Ramsay of Barnton was a good enough whip when the cattle were good, but he liked to choose his ground. Nightingale, the great coursing judge of that day, was the one to “take a coach through the country.” He took the horses as they came,—kickers or jibbers—and, thanks to his fine nerves and delicate handling of the ribbons, kept his time to a second.

COACHMEN

Parson Bird was also said to be “well up to his work,” and was so good-hearted a fellow that when the regular coachman from Keswick to Kendal broke his leg, he took his place for six weeks, and collected the fees for him. A story is told of a lady giving the parson-coachman half-a-crown at the end of the journey one afternoon, and being introduced to him at a ball the same evening at Kendal. He at once asked for a dance, but she was highly indignant that a coachman should so presume. However, the matter was explained, and to such satisfaction that not only did she dance, but eventually became Mrs. Bird.

Among the regular coachmen, John Reed took a very high place. He was a stout and a very silent man: all for his horses and nothing to his passengers. He drove the Glasgow Mail from Carlisle to Abington, never tasted ale or wine, and never had an accident. This was the more remarkable as Mr. Johnstone of Hallheaths, owner of Charles XII., horsed the Mail along one stage with nothing but thoroughbreds; and, had they “taken off,” not even Reed, strong-wristed though he was, could have held them in.

John Bryden was the very reverse of John Reed, and full of jollity and good stories on the box. The two Drydens were even more dashing in their style: one had the art of teaching his horses to trot when most men would have had them on the gallop; the other was a wonderful singer. Whenever the Mail reached a long ascent and he had to slacken speed, he would beguile the way with “She Wore a Wreath of Roses,” or “I Know a Flower within my Garden Growing,” in a rich tenor that would have secured him a good concert-room engagement in these times.

Another notable coachman was “Little Isaac Johnson.” He kept on the box for thirty-five years, and never had an accident. He was supreme with a kicking horse, and always took care to make him his near-side leader. When such an one was put there, he could punish him more severely, and liked to hit restive animals inside the thigh. He could “fairly wale them up,” if they continued to rebel.

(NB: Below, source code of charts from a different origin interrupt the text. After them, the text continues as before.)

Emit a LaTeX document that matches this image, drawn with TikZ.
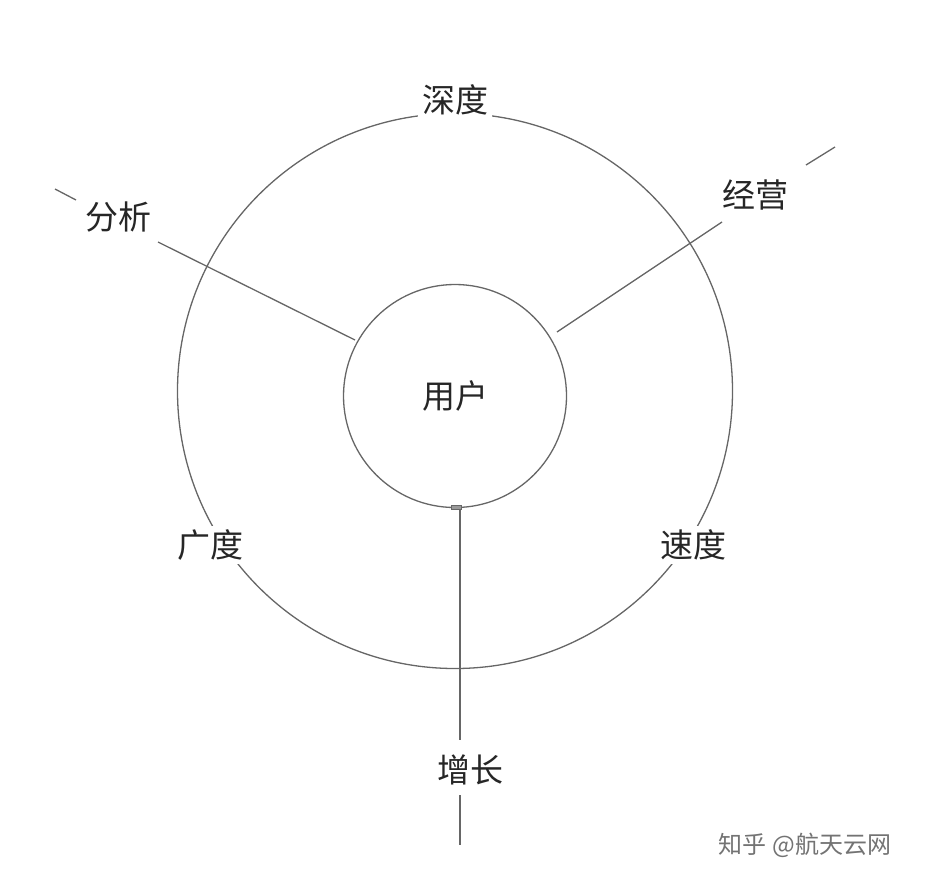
\documentclass[tikz,border=0pt]{standalone}
\usepackage{fontspec}
\newfontfamily\cjk{Noto Sans CJK SC}
\begin{document}
\begin{tikzpicture}[x=1pt,y=-1pt,
  ln/.style={draw=black!60,line width=1.3pt},
  lbl/.style={font=\cjk\fontsize{33}{33}\selectfont,fill=white,inner sep=4pt,text=black!85}]
\useasboundingbox (0,0) rectangle (928,884);
\node[circle,ln,minimum size=555pt] (outer) at (455,391) {};
\node[circle,ln,minimum size=223pt,font=\cjk\fontsize{33}{33}\selectfont,text=black!85] (inner) at (455,396) {用户};
\node[lbl] (sd) at (455,100) {深度};
\node[lbl] (gd) at (210,545) {广度};
\node[lbl] (vd) at (693,545) {速度};
\node[lbl,fill=none] (fx) at (118,217) {分析};
\node[lbl,fill=none] (jy) at (755,195) {经营};
\node[lbl,fill=none] (zz) at (470,770) {增长};
\coordinate (a1) at (355,340); \coordinate (a2) at (158,242);
\coordinate (b1) at (557,332); \coordinate (b2) at (722,222);
\coordinate (c1) at (460,510); \coordinate (c2) at (460,740);
\coordinate (d1) at (460,795); \coordinate (d2) at (460,845);
\coordinate (e1) at (55,189); \coordinate (e2) at (76,200);
\coordinate (f1) at (806,165); \coordinate (f2) at (835,147);
\draw[ln] (a1) -- (a2);
\draw[ln] (b1) -- (b2);
\draw[ln] (c1) -- (c2);
\draw[ln] (d1) -- (d2);
\draw[ln] (e1) -- (e2);
\draw[ln] (f1) -- (f2);
\node[draw=black!60,fill=black!40,minimum width=10pt,minimum height=4pt,inner sep=0pt] (mk) at (456,507) {};
\node[font=\cjk\fontsize{24}{24}\selectfont,text=black!55] (wm) at (805,845) {知乎 @航天云网};
\end{tikzpicture}
\end{document}
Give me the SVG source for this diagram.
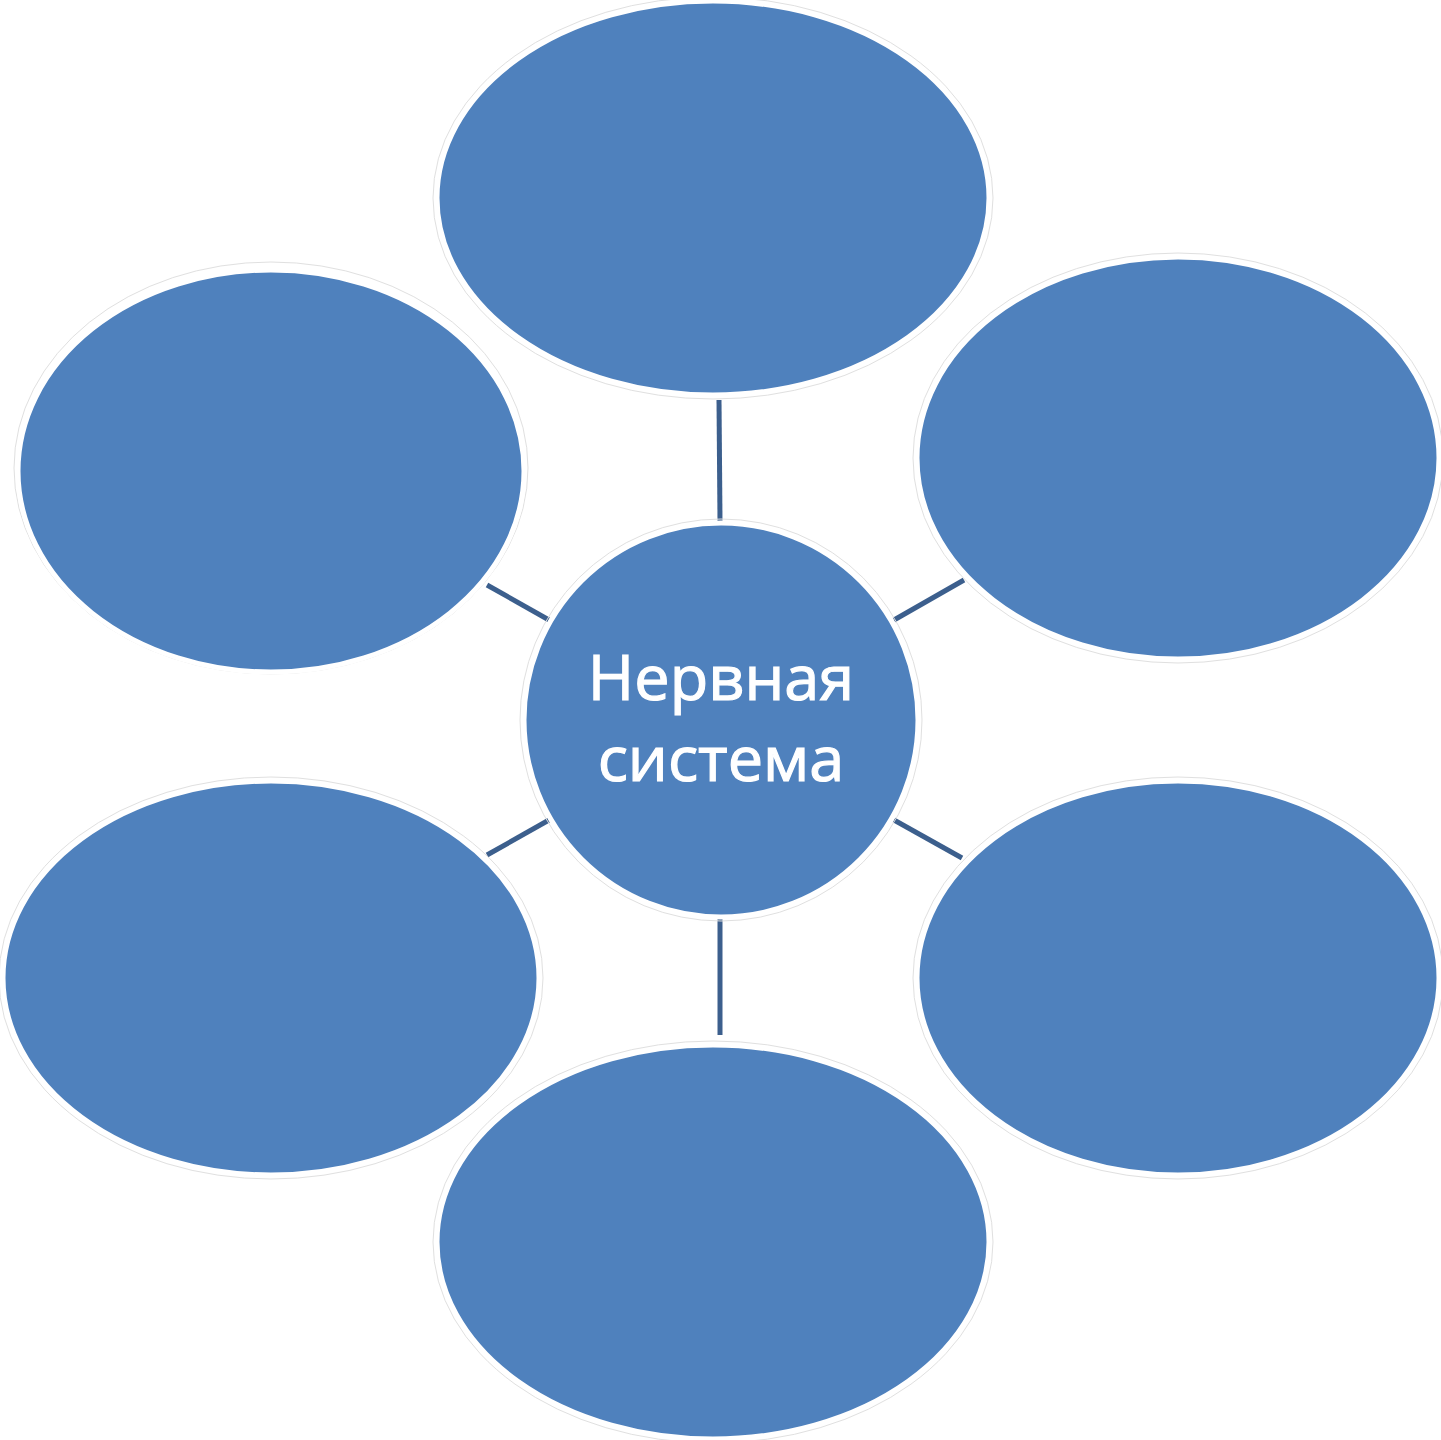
<svg xmlns="http://www.w3.org/2000/svg" width="1441" height="1440" viewBox="0 0 1441 1440">
<style>
.halo{fill:none;stroke:#e0e0e0;stroke-width:1}
.node{fill:#4F81BD;stroke:#ffffff;stroke-width:5}
.conn{stroke:#3C5F8D;stroke-width:5;stroke-linecap:butt}
.lbl{font-family:"Open Sans","Noto Sans","DejaVu Sans",sans-serif;font-size:63px;fill:#ffffff;stroke:#ffffff;stroke-width:1.2;text-anchor:middle}
</style>
<rect width="1441" height="1440" fill="#ffffff"/>
<g id="connectors">
<line class="conn" x1="719" y1="400" x2="720" y2="521"/>
<line class="conn" x1="720" y1="918" x2="720" y2="1035"/>
<line class="conn" x1="894" y1="620" x2="964" y2="580"/>
<line class="conn" x1="487" y1="585" x2="549" y2="620"/>
<line class="conn" x1="487" y1="855" x2="549" y2="820"/>
<line class="conn" x1="894" y1="820" x2="962" y2="858"/>
</g>
<g id="node-top">
<ellipse class="halo" cx="713" cy="198" rx="280" ry="201"/>
<ellipse class="node" cx="713" cy="198" rx="276" ry="197"/>
</g>
<g id="node-top-right">
<ellipse class="halo" cx="1178" cy="458" rx="265" ry="205"/>
<ellipse class="node" cx="1178" cy="458" rx="261" ry="201"/>
</g>
<g id="node-top-left">
<ellipse class="halo" cx="271" cy="468" rx="257" ry="206"/>
<ellipse class="node" cx="271" cy="471" rx="253" ry="201"/>
</g>
<g id="node-bottom-left">
<ellipse class="halo" cx="271" cy="978" rx="272" ry="201"/>
<ellipse class="node" cx="271" cy="978" rx="268" ry="197"/>
</g>
<g id="node-bottom-right">
<ellipse class="halo" cx="1178" cy="978" rx="265" ry="201"/>
<ellipse class="node" cx="1178" cy="978" rx="261" ry="197"/>
</g>
<g id="node-bottom">
<ellipse class="halo" cx="713" cy="1242" rx="280" ry="201"/>
<ellipse class="node" cx="713" cy="1242" rx="276" ry="197"/>
</g>
<g id="node-center">
<circle class="halo" cx="721" cy="720" r="201"/>
<circle class="node" cx="721" cy="720" r="197"/>
<text class="lbl" x="721" y="700">Нервная</text>
<text class="lbl" x="721" y="781">система</text>
</g>
</svg>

The Telfers were coachmen of the same severe school, and well known over Shap way. Jem Barnes, on the other hand, was fat and lumbersome and lacked fire; so that people did say he had his sleeping-ground as well as his galloping-ground. But, one night, at least, when he was driving north over Shap Fell, there was little chance of sleeping. He had on that occasion not only to gallop at all the snow-drifts, but to put a postboy and a pair on in front. The pole-hook broke in midst of the blinding, snow-wreathed journey, and the hand of his almost namesake, Jem Byrns, the guard, was nearly frozen to the screw-wrench when he brought out a spare pole-hook and fastened it on. The snow was falling in flakes as large as crown-pieces all the while, and the only comic relief was the voice of a “heavy swell” issuing from the box seat, beneath a perfect tortoise-shell covering of capes and furs, “What are you fellows keeping me here in the cold for, and warming your own hands at the lamp?

PEDIGREE

George Eade, another of this distinguished company, was very deaf, but with hearing enough to be cognisant of a great many objurgations from Mr. Richardson, of the “Greyhound” at Shap, for taking it out of his horses. One day Richardson came out and was particularly bland—nothing to complain of at all—but George, unable to distinguish anything, and concluding he was on the old subject, had his back up in an instant. “Hang you!” said he, “I’m not before my time; I’ll bet you £5 of it; look at my watch!

Jack Pooley was a great character. When he retired from the box, he joined the Yeomanry and entered his horse for a cavalry plate at a race-meeting. Two of the conditions of entry were that it must never have won £50, and also must be half-bred. Some objections being raised, it became necessary to examine him before the committee. To the first question, whether his horse had ever won £50, he replied, “No, indeed! but he’s helped to lose many a fifty—he ran three years in an opposition coach.” The next question was, “What is he by, Mr. Pooley?” “By?” said Jack. “I should say he was by a shorthorn bull, he’s such a devil of a roarer.” The answers, we are told, were considered eminently satisfactory.